Technical factors had some part to play in the surge of 4.8% to $12.26 a bushel in Chicago's August bean contract at one point.
The contract, which stops Chicago trading on Friday, has reached an endgame which typically provokes price swings as investors exit positions, typically amid small volumes of trade which make prices easier to swing.
Indeed, volumes for August contract were below 2,600 lots, in late deals, when that for November beans was more than 76,000 lots.
But the trend was echoed in forward contracts, with new crop November beans up nearly 3% at $10.39 ½ a bushel at their day high, reflecting hopes for Chinese demand.
While China's Ministry of Commerce was reported on Monday to have forecast a halving in the country's soybean imports this month, compared with July, this projection was disputed by another Chinese officials.
"The deputy chief of the economic and trade department under the National Development and Reform Commission said China's domestic bean output growth can't match the rate of rising demand so bean imports will continue to rise," Vic Lespinasse, the GrainAnalyst.com marketwatcher said, failing to name the official personally.
"He also said the government will encourage processing plants to increase their bean reserves and that China's bean imports will total 40m tonnes this year versus 37.4m tonnes last year.
"If he is right, this is friendly for US bean export prospects to China."
Furthermore, the US Department of Agriculture announced that China bought 110,000 tonnes of US beans for the next crop year, which begins next month.
August beans stood 3.1% higher at $12.07 a bushel in late trade, with the November contract up 2.8% at 10.38 ¼ a bushel.
The rises failed to have a huge spillover effect on other crops, whose investors remained fixed on the prospect of the USDA's latest crop report due out on Wednesday.
Chicago corn for September maintained gentle upward progress, adding 2.75 cents to $3.27 a bushel, with the December contract 1 cent higher at $3.31 ½ a bushel.
Wheat, however, lost early gains.
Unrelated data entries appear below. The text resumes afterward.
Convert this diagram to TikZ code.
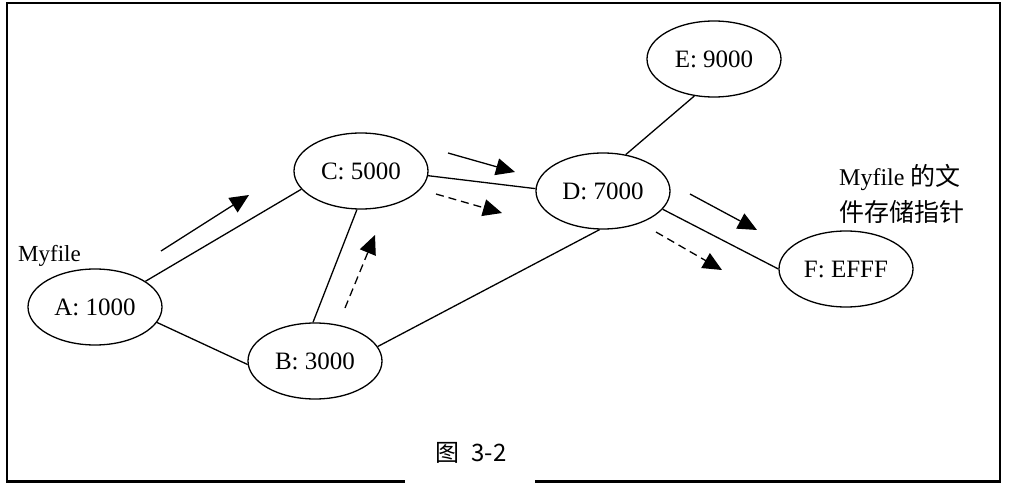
\documentclass[tikz,border=0pt]{standalone}
\usepackage{fontspec}
\setmainfont{Liberation Serif}
\newfontfamily\cjk{Noto Sans CJK SC}
\usetikzlibrary{arrows.meta,shapes.geometric}
\tikzset{
    elli/.style={draw,line width=1.3pt,ellipse,minimum width=134pt,minimum height=76pt,inner sep=0pt,font=\fontsize{25}{30}\selectfont},
    edge/.style={line width=1.3pt},
    flow/.style={line width=1.3pt,-{Triangle[length=19pt,width=17pt]}},
    flowd/.style={flow,dash pattern=on 8pt off 5pt}
}

\begin{document}
\begin{tikzpicture}[x=1pt,y=-1pt]
            \useasboundingbox (0,0) rectangle (1010,487);
            \draw [line width=1.5pt] (7,481) -- (7,3);
            \draw [line width=2.2pt] (6,3) -- (1001,3);
            \draw [line width=1.8pt] (1000,3) -- (1000,482);
            \draw [line width=3pt] (6,481) -- (405,481);
            \draw [line width=3pt] (535,481) -- (1001,481);
            \node [elli] (A) at (95,307) {A: 1000};
            \node [elli] (B) at (315,361) {B: 3000};
            \node [elli] (C) at (361,171) {C: 5000};
            \node [elli] (D) at (603,191) {D: 7000};
            \node [elli] (E) at (714,59) {E: 9000};
            \node [elli] (F) at (846,269) {F: EFFF};
            \draw [edge] (A.27) -- (C.197);
            \draw [edge] (A.-14) -- (B.183);
            \draw [edge] (B.93) -- (C.264);
            \draw [edge] (B.13) -- (D.265);
            \draw [edge] (C.-4) -- (D.178);
            \draw [edge] (D.58) -- (E.242);
            \draw [edge] (D.-17) -- (F.180);
            \coordinate (ac1) at (161,251);
            \coordinate (ac2) at (249,195);
            \coordinate (bc1) at (345,308);
            \coordinate (bc2) at (375,235);
            \coordinate (cd1) at (448,153);
            \coordinate (cd2) at (515,172);
            \coordinate (cd3) at (436,194);
            \coordinate (cd4) at (502,213);
            \coordinate (df1) at (690,194);
            \coordinate (df2) at (757,230);
            \coordinate (df3) at (656,232);
            \coordinate (df4) at (722,270);
            \foreach \s/\t in {ac1/ac2,cd1/cd2,df1/df2} {
                \draw [flow] (\s) -- (\t);
            }
            \foreach \s/\t in {bc1/bc2,cd3/cd4,df3/df4} {
                \draw [flowd] (\s) -- (\t);
            }
            \node [anchor=base west,inner sep=0pt,font=\fontsize{23}{28}\selectfont] (lbl) at (18,261) {Myfile};
            \node [anchor=north west,align=left,inner sep=0pt,font=\fontsize{24}{36}\selectfont] (ptr) at (839,164) {Myfile {\cjk\fontsize{25}{36}\selectfont 的文}\\{\cjk\fontsize{25}{36}\selectfont 件存储指针}};
            \node [font=\cjk\fontsize{24}{28}\selectfont] (cap) at (471,453) {图\hspace{12pt}3-2};
\end{tikzpicture}
\end{document}
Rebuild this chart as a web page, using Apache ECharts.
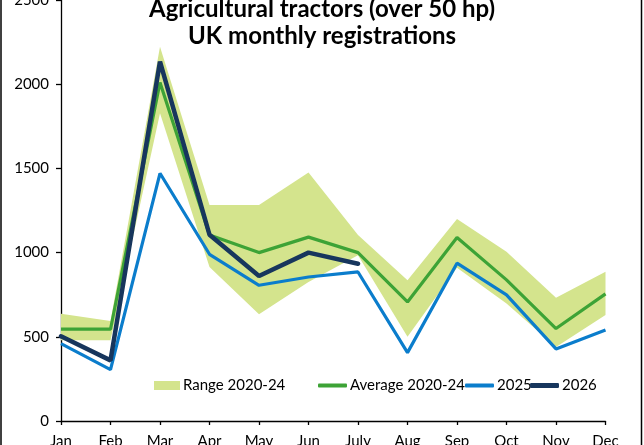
<!DOCTYPE html>
<html>
<head>
<meta charset="utf-8">
<script src="https://cdn.jsdelivr.net/npm/echarts@6/dist/echarts.min.js"></script>
<style>
html,body{margin:0;padding:0;background:#fff;}
#c{width:644px;height:445px;}
</style>
</head>
<body>
<div id="c"></div>
<script>
var months = ['Jan','Feb','Mar','Apr','May','Jun','July','Aug','Sep','Oct','Nov','Dec'];
var rangeMin = [479, 479, 1827, 915, 634, 825, 985, 500, 910, 698, 440, 629];
var rangeMax = [637, 594, 2223, 1283, 1283, 1475, 1104, 836, 1200, 1005, 732, 886];
var average = [545, 545, 2010, 1105, 1000, 1092, 1000, 707, 1090, 838, 549, 755];
var y2025 = [459, 305, 1471, 990, 806, 855, 885, 406, 937, 749, 428, 541];
var y2026 = [503, 360, 2134, 1106, 861, 1000, 934];
var yTicks = [0, 500, 1000, 1500, 2000, 2500];

var rangeSpan = rangeMax.map(function(v, i){ return v - rangeMin[i]; });

var FONT = 'Lato';
var chart = echarts.init(document.getElementById('c'), null, {renderer:'canvas'});

function legendAt(left, name, icon, w, h){
  return {
    left: left, top: 378, padding: 0, itemWidth: w, itemHeight: h, icon: icon,
    data: [{name: name, icon: icon}],
    selectedMode: false,
    textStyle: {fontFamily: FONT, fontSize: 15, color: '#000', padding: [0,0,0,-2]}
  };
}

chart.setOption({
  animation: false,
  backgroundColor: '#fff',
  title: {
    text: 'Agricultural tractors (over 50 hp)\nUK monthly registrations',
    left: 'center', top: -9,
    textStyle: {fontFamily: FONT, fontWeight: 'bold', fontSize: 24, lineHeight: 27, color: '#000'}
  },
  legend: [
    legendAt(154, 'Range 2020-24', 'rect', 26, 9),
    legendAt(318, 'Average 2020-24', 'roundRect', 29, 4),
    legendAt(465, '2025', 'roundRect', 29, 4),
    legendAt(530, '2026', 'roundRect', 29, 5)
  ],
  grid: {left: 61, right: 38.5, top: 0, bottom: 24, containLabel: false, outerBoundsMode: 'none'},
  xAxis: {
    type: 'category', data: months, boundaryGap: false,
    axisLine: {lineStyle: {color: '#000', width: 1.3}},
    axisTick: {alignWithLabel: true, length: 4, lineStyle: {color: '#000', width: 1.3}},
    axisLabel: {fontFamily: FONT, fontSize: 15, color: '#000', margin: 13}
  },
  yAxis: {
    type: 'value', min: yTicks[0], max: yTicks[yTicks.length-1], interval: 500,
    axisLine: {show: true, lineStyle: {color: '#000', width: 1.3}},
    axisTick: {show: true, length: 5, lineStyle: {color: '#000', width: 1.3}},
    splitLine: {show: false},
    axisLabel: {fontFamily: FONT, fontSize: 15, color: '#000', margin: 12,
      formatter: function(v){ return String(v); }}
  },
  graphic: [
    {type: 'line', shape: {x1: 1, y1: 0, x2: 1, y2: 445}, style: {stroke: '#000', lineWidth: 1.5}},
    {type: 'line', shape: {x1: 641.5, y1: 0, x2: 641.5, y2: 445}, style: {stroke: '#000', lineWidth: 1.5}}
  ],
  series: [
    {name: 'rangeBase', type: 'line', stack: 'r', data: rangeMin, symbol: 'none',
     lineStyle: {width: 0, opacity: 0}, silent: true, z: 1},
    {name: 'Range 2020-24', type: 'line', stack: 'r', data: rangeSpan, symbol: 'none',
     itemStyle: {color: '#d4e48d'}, lineStyle: {width: 0, opacity: 0},
     areaStyle: {color: '#d4e48d', opacity: 1}, z: 1},
    {name: 'Average 2020-24', type: 'line', data: average, symbol: 'none',
     itemStyle: {color: '#3da336'}, lineStyle: {color: '#3da336', width: 3.2}, z: 3},
    {name: '2025', type: 'line', data: y2025, symbol: 'none',
     itemStyle: {color: '#0b7dcc'}, lineStyle: {color: '#0b7dcc', width: 3.2}, z: 4},
    {name: '2026', type: 'line', data: y2026, symbol: 'none',
     itemStyle: {color: '#17365d'}, lineStyle: {color: '#17365d', width: 4.5, cap: 'round'}, z: 5}
  ]
});
</script>
</body>
</html>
The $5 a bushel mark proved the barrier some traders had reported, with September contract getting to $4.99 ¾ a bushel only to rebound lower.
The contract stood at $4.87 a bushel in late deals, down 7.25 cents on the day and within 1% of the 2009 low for a near-term Chicago lot.
European wheats were lower too, with London's November contract ending down £0.65 at £97.60 a tonne and Paris contracts generally a touch lower, with the notable exception of November, which added E0.25 to E130.75 a tonne.
Wheat has remained under pressure from a string of estimates of strong European yields, the latest from the Czech Republic and France.
Rapeseed did better, however, taking a cue from soybeans and ending up E4.50 at E276.75 a tonne in France.